Seifu’s lawsuit sat at an unusual intersection of constitutional principles. The Free Exercise Clause cases he would have needed to rely on — and that have reshaped the law in recent years — involve a very different problem than the one he raised.
In Locke v. Davey (2004), the Supreme Court held 7–2 that Washington state could exclude devotional theology majors from a generally available scholarship program without violating the Free Exercise Clause. The Court said the policy fell into the “play in the joints” between the Establishment Clause and the Free Exercise Clause: the Constitution did not require the exclusion but did not forbid it either, given the state’s longstanding interest in not using taxpayer money to train clergy.5Oyez. Locke v. Davey
Later decisions narrowed that room. In Espinoza v. Montana Department of Revenue (2020), the Court ruled 5–4 that Montana could not use its state constitutional “no-aid” provision to bar religious schools from a tax-credit scholarship program, calling such exclusions a form of status-based religious discrimination subject to strict scrutiny.6Supreme Court of the United States. Espinoza v. Montana Department of Revenue And in Carson v. Makin (2022), the Court struck down Maine’s policy of limiting tuition assistance to nonsectarian private schools, holding that once a state creates a public benefit program, it cannot disqualify participants solely because they are religious.7Supreme Court of the United States. Carson v. Makin
All of those cases, however, involved the same basic fact pattern: a state created a benefit that was available to private institutions generally, then carved out religious institutions specifically. Seifu’s claim was structurally different. He was not arguing that NDSU offered a divinity program but excluded religious participants from it, or that the state funded private divinity schools selectively. He was arguing that a public university’s decision not to create a particular academic program at all amounted to a constitutional violation. No Supreme Court precedent supports the idea that the Free Exercise Clause or the Equal Protection Clause requires a state university to establish a specific department or school of study.
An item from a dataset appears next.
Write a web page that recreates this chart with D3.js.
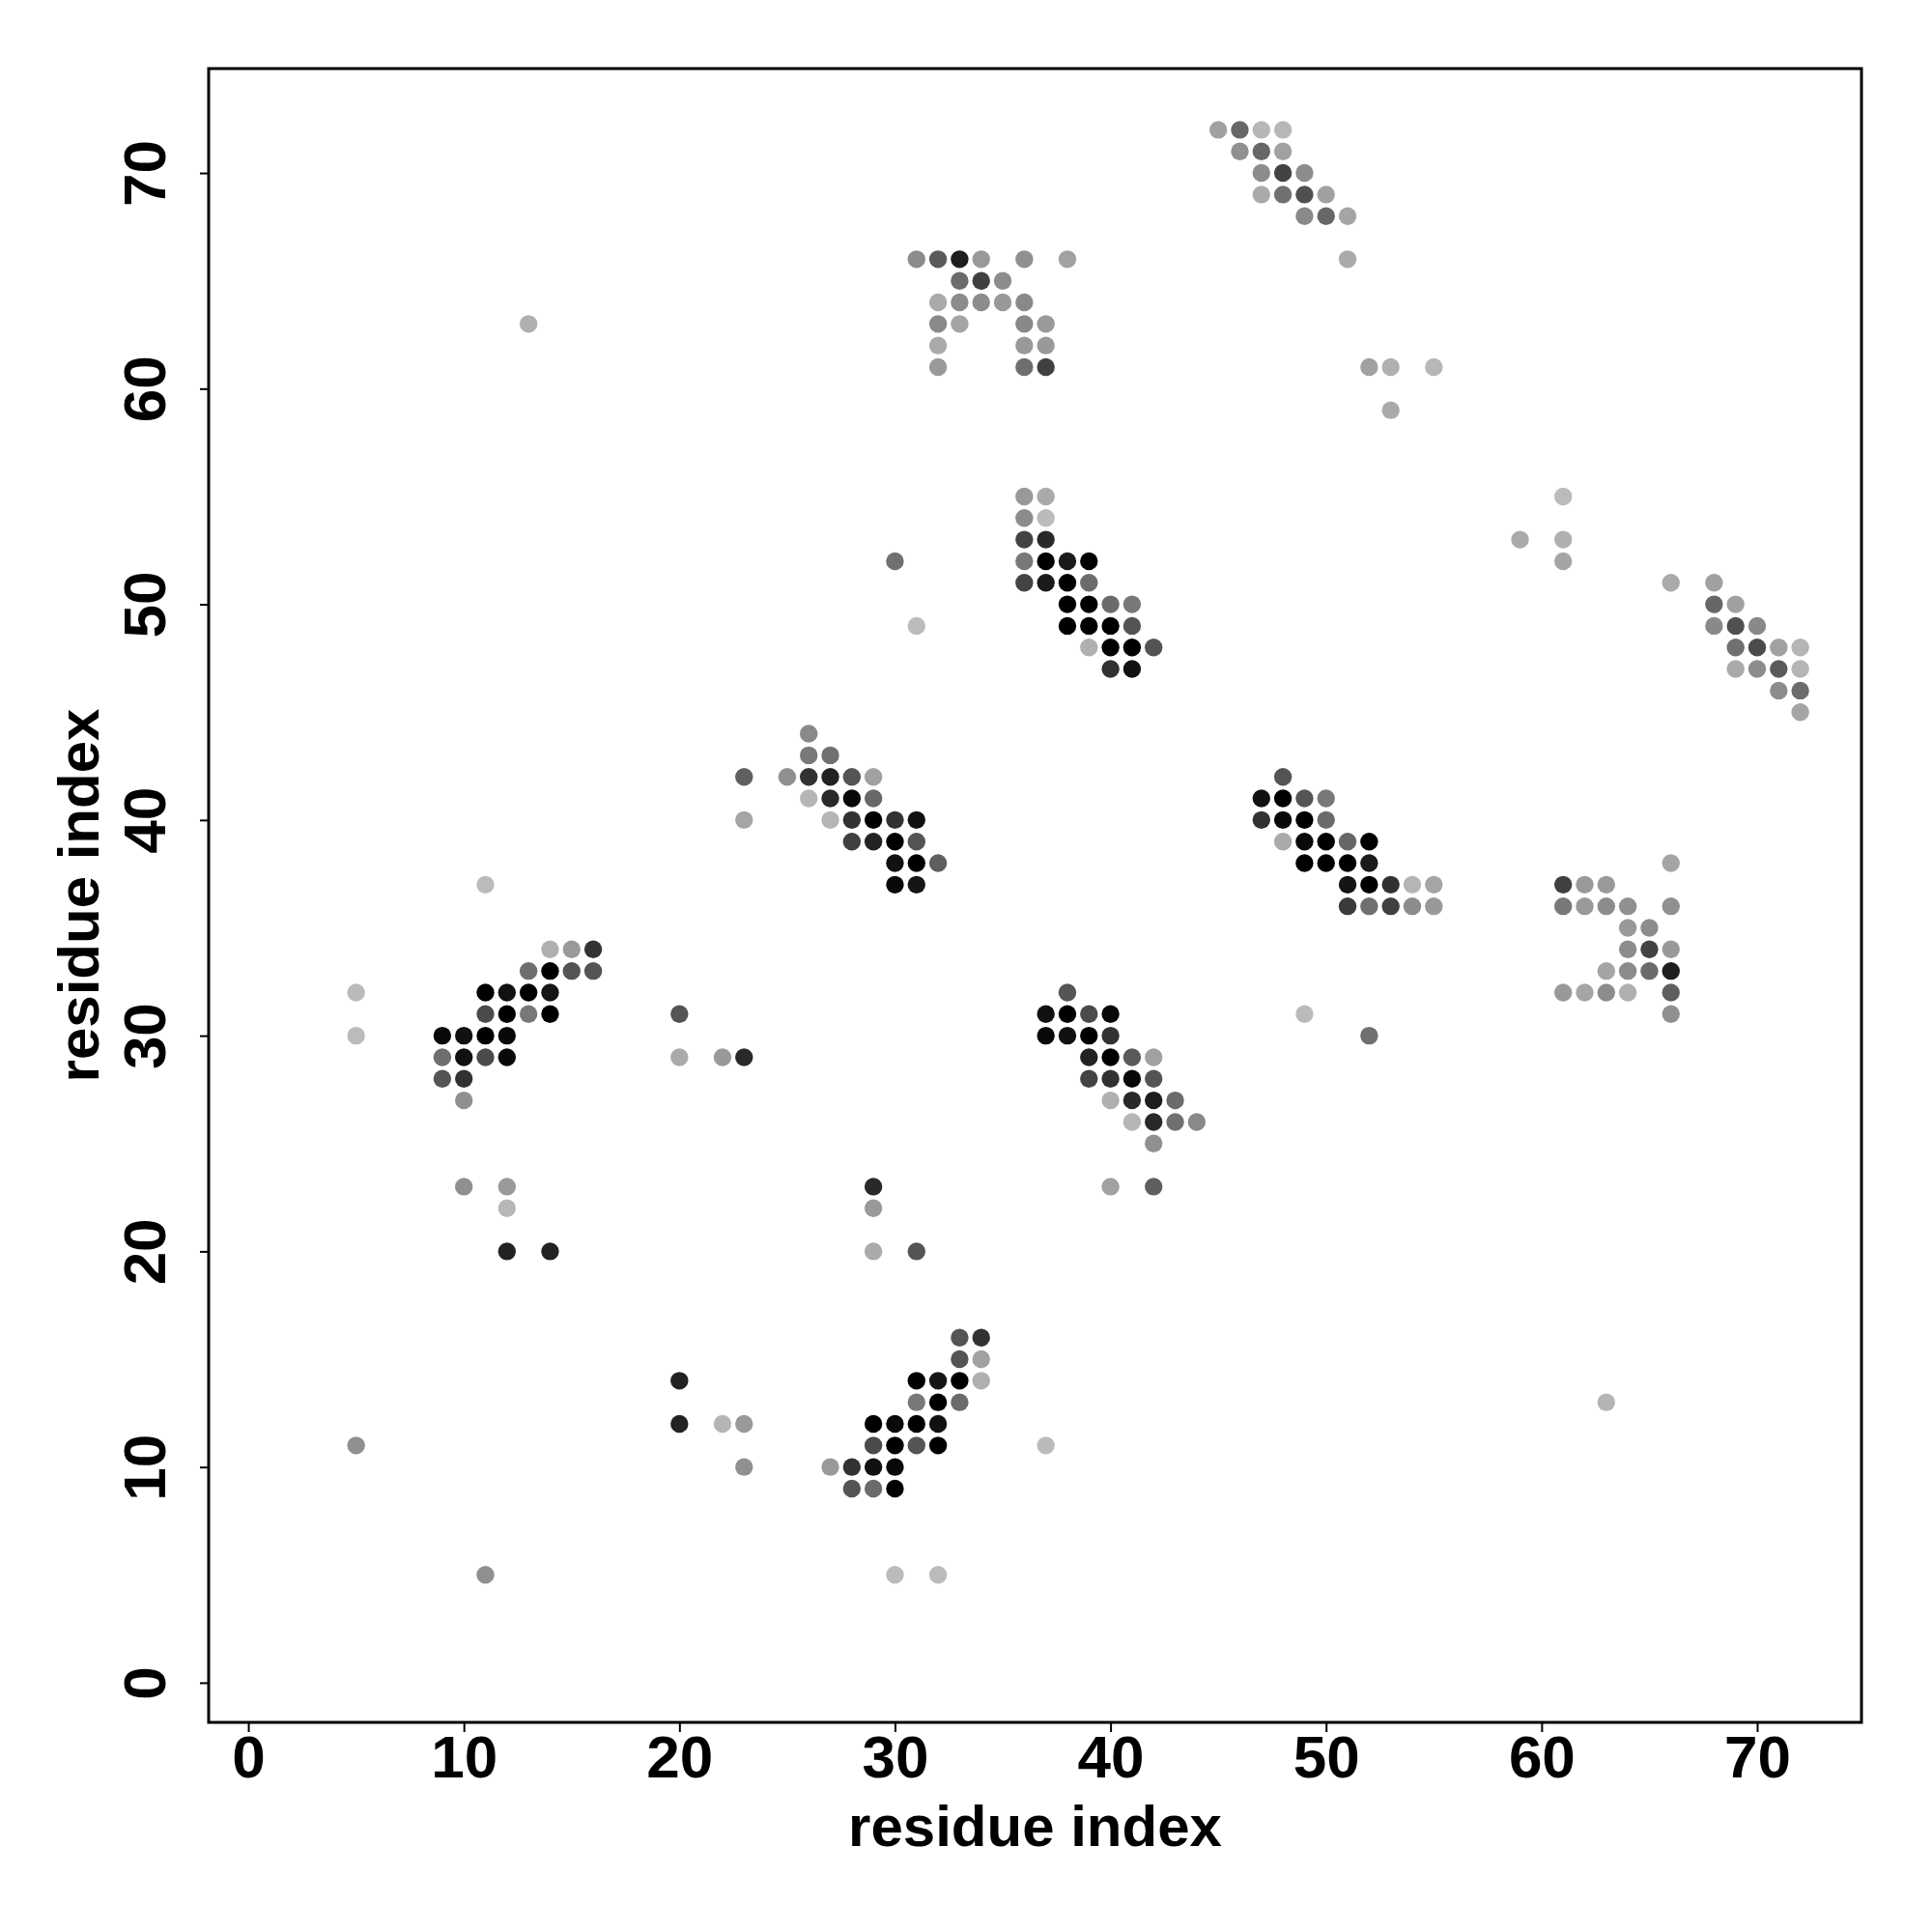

North Dakota’s constitution contains a provision sometimes called a Blaine Amendment, located in Article VIII, Section 5. It reads: “No money raised for the support of the public schools of the state shall be appropriated to or used for the support of any sectarian school.”8North Dakota Courts. North Dakota Constitution – Article VIII Education The same article defines the state’s free public school system as extending “through all grades up to and including schools of higher education.”8North Dakota Courts. North Dakota Constitution – Article VIII Education
This provision was imposed on North Dakota by Congress as a condition of statehood in 1889.9North Dakota Legislature. Testimony on SB 2400 In November 2022, North Dakota Attorney General Drew Wrigley issued a formal opinion concluding that the Blaine Amendment is unenforceable under recent Supreme Court precedent, particularly after Trinity Lutheran, Espinoza, and Carson.9North Dakota Legislature. Testimony on SB 2400 Whether or not the Blaine Amendment played any role in the court’s reasoning for dismissing Seifu’s case is not clear from the available record; the court’s detailed rationale was not published in the sources available.
Regardless of the Blaine Amendment’s enforceability, it addresses a different question — whether public money can flow to sectarian institutions — than the one Seifu raised, which was whether a public university must affirmatively build a religious training program. The distinction likely explains why the case never gained traction.